Google’s interface uses some AJAXy fun to give dynamic feedback, which is great for a webpage. The interface doesn’t go to far in suggesting other measure past length, which is likely best for Google’s massively diverse user base. Not too shabby, and I don’t give Google an easy ride on interface design!
The Keychain’s Password Assistant, a desktop application, is more intensive since by nature it’s whole reason for being is keeping passwords safe. What I especially like about the Password Assistant’s approach is that it suggests improvements along the way, most noticeably by leveraging the operating system’s built-in dictionary.
An ideal interface, in my mind, would prompt the use of strong-password rules, but not require their use, and offer suitable encouragement as the Google and Apple interfaces do.
This quick pass at a mockup for such an interface emphasizes responsiveness to desired behaviour, i.e. the use of strong-password practices, and walks the user through the practices one at a time as suggestions, showing the strength of the password growing and the tips used as they are employed.
Requirements for Improved Password Experiences
* Show password requirements up-front
* Dynamically encourage strong password practices by providing relevant tips, rewarding improvement and warning against weaker passwords
* Don’t require multiple criteria to be used in a password, but recognize when it does happen (rewarding improvement)

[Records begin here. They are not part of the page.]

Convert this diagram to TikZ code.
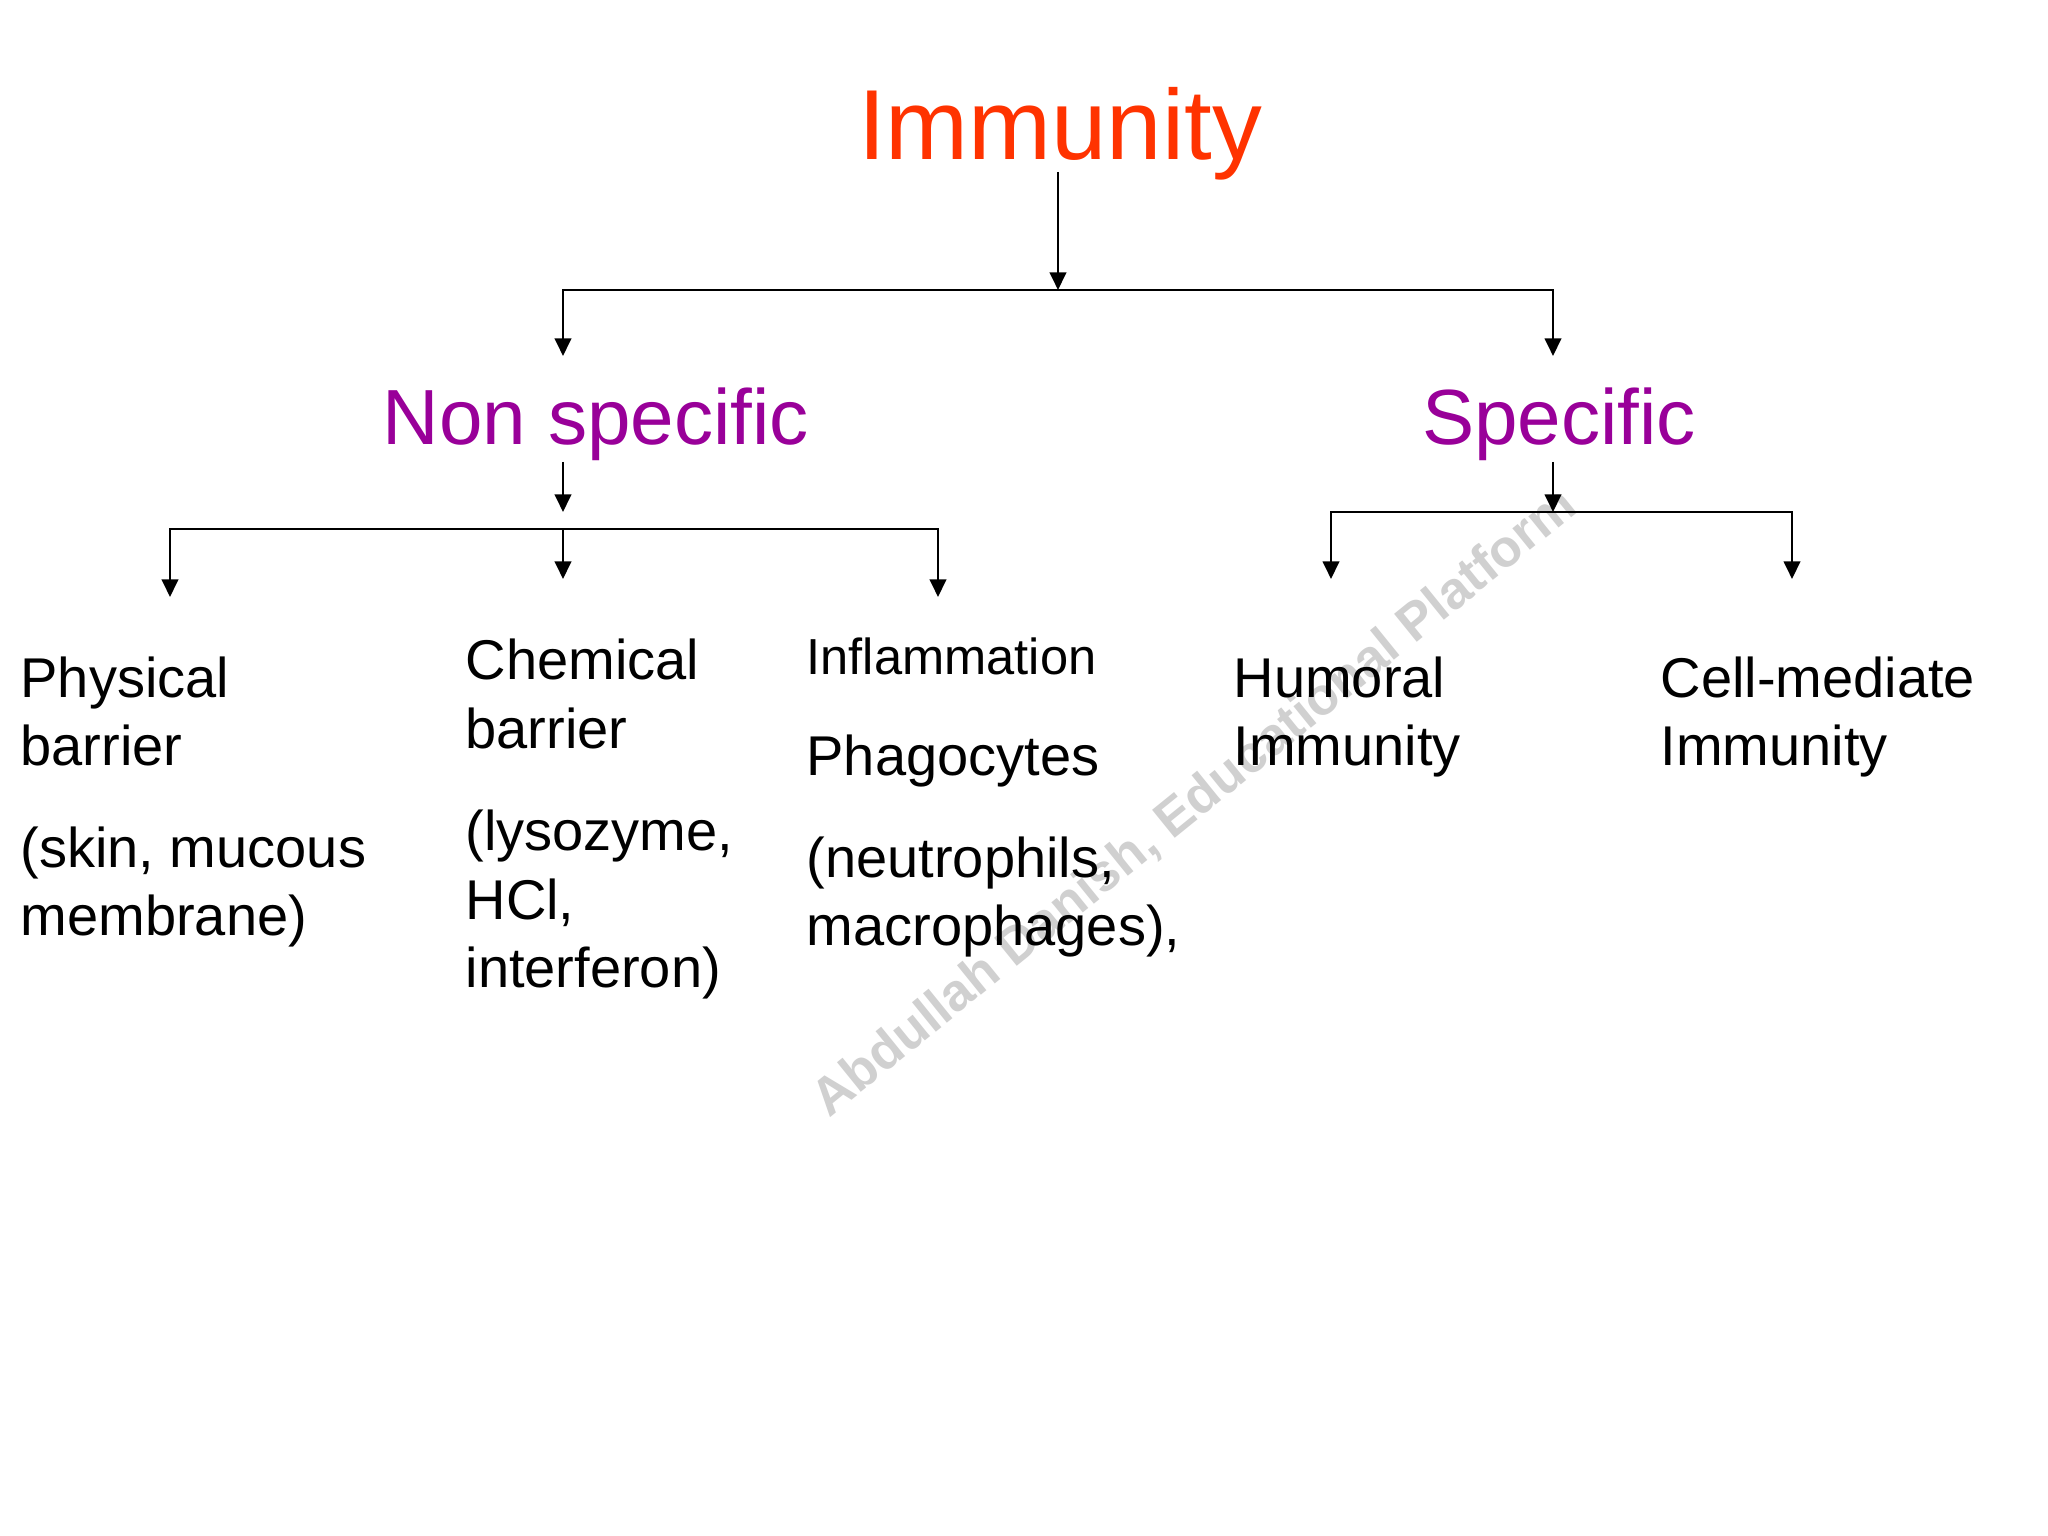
\documentclass[tikz,border=0pt]{standalone}
\usepackage{fontspec}
\setmainfont{Liberation Sans}
\usetikzlibrary{arrows.meta}
\definecolor{titlered}{RGB}{255,51,0}
\definecolor{subpurple}{RGB}{153,0,153}
\definecolor{wmgray}{RGB}{208,208,208}
\begin{document}
\begin{tikzpicture}[x=0.3515625pt,y=-0.3515625pt,
  bar/.style={line width=0.85pt,line cap=rect},
  conn/.style={line width=0.85pt,-{Triangle[length=6.2pt,width=5.8pt]}},
  lbl/.style={anchor=base west,inner sep=0pt,font=\fontsize{19.7}{24}\selectfont},
  smalllbl/.style={anchor=base west,inner sep=0pt,font=\fontsize{17.8}{21}\selectfont},
  head/.style={anchor=base,inner sep=0pt,text=subpurple,font=\fontsize{27.5}{33}\selectfont},
  titlestyle/.style={anchor=base,inner sep=0pt,text=titlered,font=\fontsize{35}{42}\selectfont},
  wmark/.style={inner sep=0pt,text=wmgray,font=\fontsize{18.4}{22}\selectfont\bfseries}]
\useasboundingbox (0,0) rectangle (2048,1536);
\fill[white] (0,0) rectangle (2048,1536);

% watermark
\node[wmark,rotate=39] (wm) at (1195,803) {Abdullah Danish, Educational Platform};

% headings
\node[titlestyle] (title) at (1060,160) {Immunity};
\node[head] (nonspec) at (596,445) {Non specific};
\node[head] (spec) at (1559,445) {Specific};

% coordinates of connectors
\coordinate (t0) at (1058,172);
\coordinate (tj) at (1058,290);
\coordinate (tl) at (563,290);
\coordinate (tr) at (1553,290);
\coordinate (nsIn) at (563,356);
\coordinate (spIn) at (1553,356);

\coordinate (n0) at (563,462);
\coordinate (n1) at (563,512);
\coordinate (nL) at (170,529);
\coordinate (nM) at (563,529);
\coordinate (nR) at (938,529);
\coordinate (pA) at (170,597);
\coordinate (pB) at (563,579);
\coordinate (pC) at (938,597);

\coordinate (s0) at (1553,462);
\coordinate (sJ) at (1553,512);
\coordinate (sL) at (1331,512);
\coordinate (sR) at (1792,512);
\coordinate (hA) at (1331,579);
\coordinate (hB) at (1792,579);

% connectors
\draw[conn] (t0) -- (tj);
\draw[bar] (tl) -- (tr);
\draw[conn] (tl) -- (nsIn);
\draw[conn] (tr) -- (spIn);

\draw[conn] (n0) -- (n1);
\draw[bar] (nL) -- (nR);
\draw[conn] (nL) -- (pA);
\draw[conn] (nM) -- (pB);
\draw[conn] (nR) -- (pC);

\draw[conn] (s0) -- (sJ);
\draw[bar] (sL) -- (sR);
\draw[conn] (sL) -- (hA);
\draw[conn] (sR) -- (hB);

% physical barrier
\node[lbl] (phys1) at (20,697) {Physical};
\node[lbl] (phys2) at (20,765) {barrier};
\node[lbl] (phys3) at (20,867) {(skin, mucous};
\node[lbl] (phys4) at (20,935) {membrane)};

% chemical barrier
\node[lbl] (chem1) at (465,680) {Chemical};
\node[lbl] (chem2) at (465,748) {barrier};
\node[lbl] (chem3) at (465,850) {(lysozyme,};
\node[lbl] (chem4) at (465,919) {HCl,};
\node[lbl] (chem5) at (465,987) {interferon)};

% inflammation
\node[smalllbl] (infl) at (806,674) {Inflammation};
\node[lbl] (phag1) at (806,775) {Phagocytes};
\node[lbl] (phag2) at (806,877) {(neutrophils,};
\node[lbl] (phag3) at (806,945) {macrophages),};

% specific branches
\node[lbl] (hum1) at (1233,697) {Humoral};
\node[lbl] (hum2) at (1233,765) {Immunity};
\node[lbl] (cell1) at (1660,697) {Cell-mediate};
\node[lbl] (cell2) at (1660,765) {Immunity};
\end{tikzpicture}
\end{document}
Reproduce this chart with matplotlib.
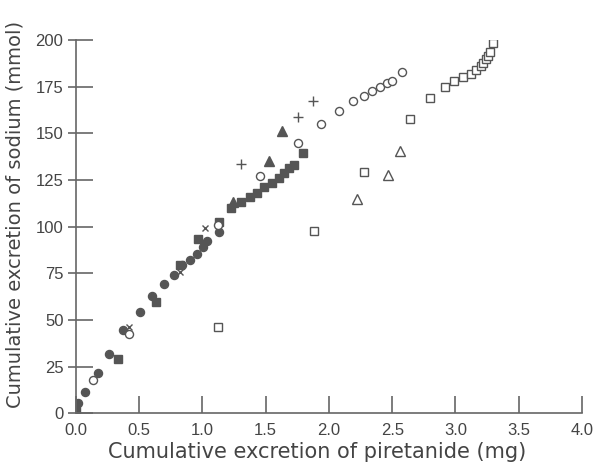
import matplotlib
matplotlib.use("Agg")
import matplotlib.pyplot as plt

# cumulative piretanide (mg) vs cumulative sodium (mmol), one series per subject/marker
filled_circle_x = [0.013, 0.071, 0.171, 0.258, 0.373, 0.505, 0.597, 0.697, 0.776, 0.842, 0.902, 0.955, 1.008, 1.032, 1.131]
filled_circle_y = [5.4, 11.5, 21.5, 31.6, 44.6, 54.4, 62.7, 69.6, 74.3, 79.5, 82.0, 85.4, 89.3, 92.4, 97.1]

filled_square_x = [0.0, 0.334, 0.631, 0.823, 0.968, 1.131, 1.229, 1.302, 1.376, 1.429, 1.486,
                   1.553, 1.605, 1.644, 1.684, 1.723, 1.797]
filled_square_y = [1.2, 29.3, 59.7, 79.5, 93.5, 102.3, 110.0, 113.0, 116.2, 118.1, 121.5,
                   123.3, 126.0, 128.7, 131.4, 133.1, 139.4]

filled_tri_x = [1.242, 1.526, 1.631]
filled_tri_y = [113.5, 135.4, 151.5]

open_circle_x = [0.137, 0.42, 1.126, 1.458, 1.755, 1.934, 2.076, 2.186, 2.276, 2.344, 2.407, 2.455, 2.50, 2.58]
open_circle_y = [18.0, 42.8, 100.7, 127.4, 144.8, 154.9, 161.9, 167.3, 170.2, 172.9, 175.0, 176.8, 177.9, 183.0]

open_square_x = [1.12, 1.88, 2.28, 2.64, 2.80, 2.915, 2.99, 3.057, 3.12, 3.16, 3.20, 3.22, 3.244, 3.26, 3.275, 3.30]
open_square_y = [46.2, 97.8, 129.3, 157.7, 169.0, 174.9, 177.9, 180.2, 181.9, 184.1, 186.1, 187.9, 189.9, 191.5, 193.5, 198.5]

open_tri_x = [2.22, 2.47, 2.56]
open_tri_y = [115.0, 127.6, 140.3]

plus_x = [1.305, 1.755, 1.876]
plus_y = [133.7, 159.0, 167.4]

cross_x = [0.42, 0.823, 1.021]
cross_y = [46.1, 75.6, 99.3]

plt.rcParams['font.family'] = ['Liberation Sans', 'DejaVu Sans']
dark = '#555555'
axis_col = '#666666'
text_col = '#444444'

fig = plt.figure(figsize=(5.95, 4.67), dpi=100)
ax = fig.add_axes([0.1277, 0.1146, 0.8504, 0.7997])

ms = 5.8
ax.plot(filled_circle_x, filled_circle_y, 'o', color=dark, ms=ms, mec=dark)
ax.plot(filled_square_x, filled_square_y, 's', color=dark, ms=ms, mec=dark)
ax.plot(filled_tri_x, filled_tri_y, '^', color=dark, ms=ms + 1, mec=dark)
ax.plot(open_circle_x, open_circle_y, 'o', mfc='white', mec=dark, ms=ms, mew=1.0)
ax.plot(open_square_x, open_square_y, 's', mfc='white', mec=dark, ms=ms, mew=1.0)
ax.plot(open_tri_x, open_tri_y, '^', mfc='white', mec=dark, ms=ms + 1, mew=1.0)
ax.plot(plus_x, plus_y, '+', color=dark, ms=ms + 1, mew=1.0)
ax.plot(cross_x, cross_y, 'x', color=dark, ms=ms - 1.5, mew=1.0)

ax.set_xlim(0, 4.0)
ax.set_ylim(0, 200)
xt = [0.0, 0.5, 1.0, 1.5, 2.0, 2.5, 3.0, 3.5, 4.0]
yt = [0, 25, 50, 75, 100, 125, 150, 175, 200]
ax.set_xticks(xt)
ax.set_xticklabels(['%.1f' % v for v in xt])
ax.set_yticks(yt)
# short outward stubs on the y axis as well (ticks cross the axis line)
ax.set_yticks(yt, minor=True)
ax.yaxis.remove_overlapping_locs = False

for side in ['top', 'right']:
    ax.spines[side].set_visible(False)
for side in ['left', 'bottom']:
    ax.spines[side].set_color(axis_col)
    ax.spines[side].set_linewidth(1.2)

ax.tick_params(which='major', direction='in', length=12, width=1.2, color=axis_col,
               labelsize=12, labelcolor=text_col)
ax.tick_params(axis='y', which='minor', direction='out', length=6, width=1.2, color=axis_col,
               labelleft=False)
ax.tick_params(axis='y', which='major', pad=9)
ax.tick_params(axis='x', which='major', pad=7)

ax.set_xlabel('Cumulative excretion of piretanide (mg)', fontsize=15, color=text_col,
              family='DejaVu Sans')
ax.set_ylabel('Cumulative excretion of sodium (mmol)', fontsize=14, color=text_col,
              family='DejaVu Sans')
ax.xaxis.set_label_coords(0.476, -0.076)
ax.yaxis.set_label_coords(-0.101, 0.534)

fig.savefig('out.png', dpi=100)
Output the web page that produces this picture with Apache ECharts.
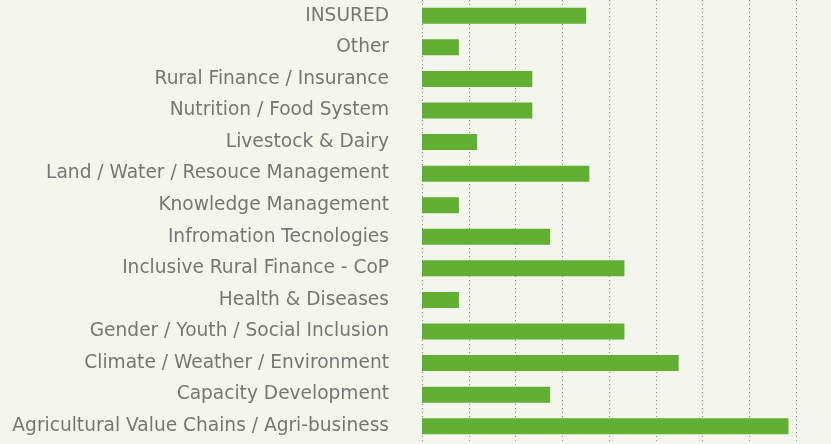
<!DOCTYPE html>
<html>
<head>
<meta charset="utf-8">
<style>
html, body { margin: 0; padding: 0; background: #f4f6ee; }
#chart { width: 831px; height: 444px; }
</style>
<script src="https://cdn.jsdelivr.net/npm/echarts@6/dist/echarts.min.js"></script>
</head>
<body>
<div id="chart"></div>
<script>
// categories, bottom to top
var categories = [
	'Agricultural Value Chains / Agri-business',
	'Capacity Development',
	'Climate / Weather / Environment',
	'Gender / Youth / Social Inclusion',
	'Health & Diseases',
	'Inclusive Rural Finance - CoP',
	'Infromation Tecnologies',
	'Knowledge Management',
	'Land / Water / Resouce Management',
	'Livestock & Dairy',
	'Nutrition / Food System',
	'Rural Finance / Insurance',
	'Other',
	'INSURED'
];
// share (%)
var values = [7.84, 2.74, 5.49, 4.33, 0.79, 4.33, 2.74, 0.79, 3.58, 1.18, 2.36, 2.36, 0.79, 3.51];

var chart = echarts.init(document.getElementById('chart'));
var textColor = '#767676';
var option = {
	backgroundColor: '#f4f6ee',
	grid: {
		left: 422,
		right: 35,
		top: -2,
		bottom: 2
	},
	xAxis: {
		type: 'value',
		min: 0,
		max: 8,
		interval: 1,
		axisLabel: { show: false },
		axisLine: { show: false },
		axisTick: { show: false },
		splitLine: {
			show: true,
			lineStyle: {
				color: '#8a8a8a',
				type: [1, 3],
				width: 1
			}
		}
	},
	yAxis: {
		type: 'category',
		data: categories,
		axisLine: { show: false },
		axisTick: { show: false },
		axisLabel: {
			margin: 33,
			color: textColor,
			fontSize: 18.6,
			fontFamily: 'DejaVu Sans',
			padding: [3, 0, 0, 0]
		}
	},
	series: [{
		type: 'bar',
		data: values,
		barWidth: 16,
		itemStyle: { color: '#62b033' },
		silent: true
	}]
};
chart.setOption(option);
</script>
</body>
</html>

* Provide for forgotten passwords without over-taxing memory and using invasive interrogations (privacy-based security questions)
This list is too vague to be called requirements, properly, but the goals are easy to understand, and not very hard to implement, though they do take more work than the standard interface we know very well. In the web-connected world, what we thought we knew turned out to not be good enough, and as makers of web and desktop applications we need to take people to that next level.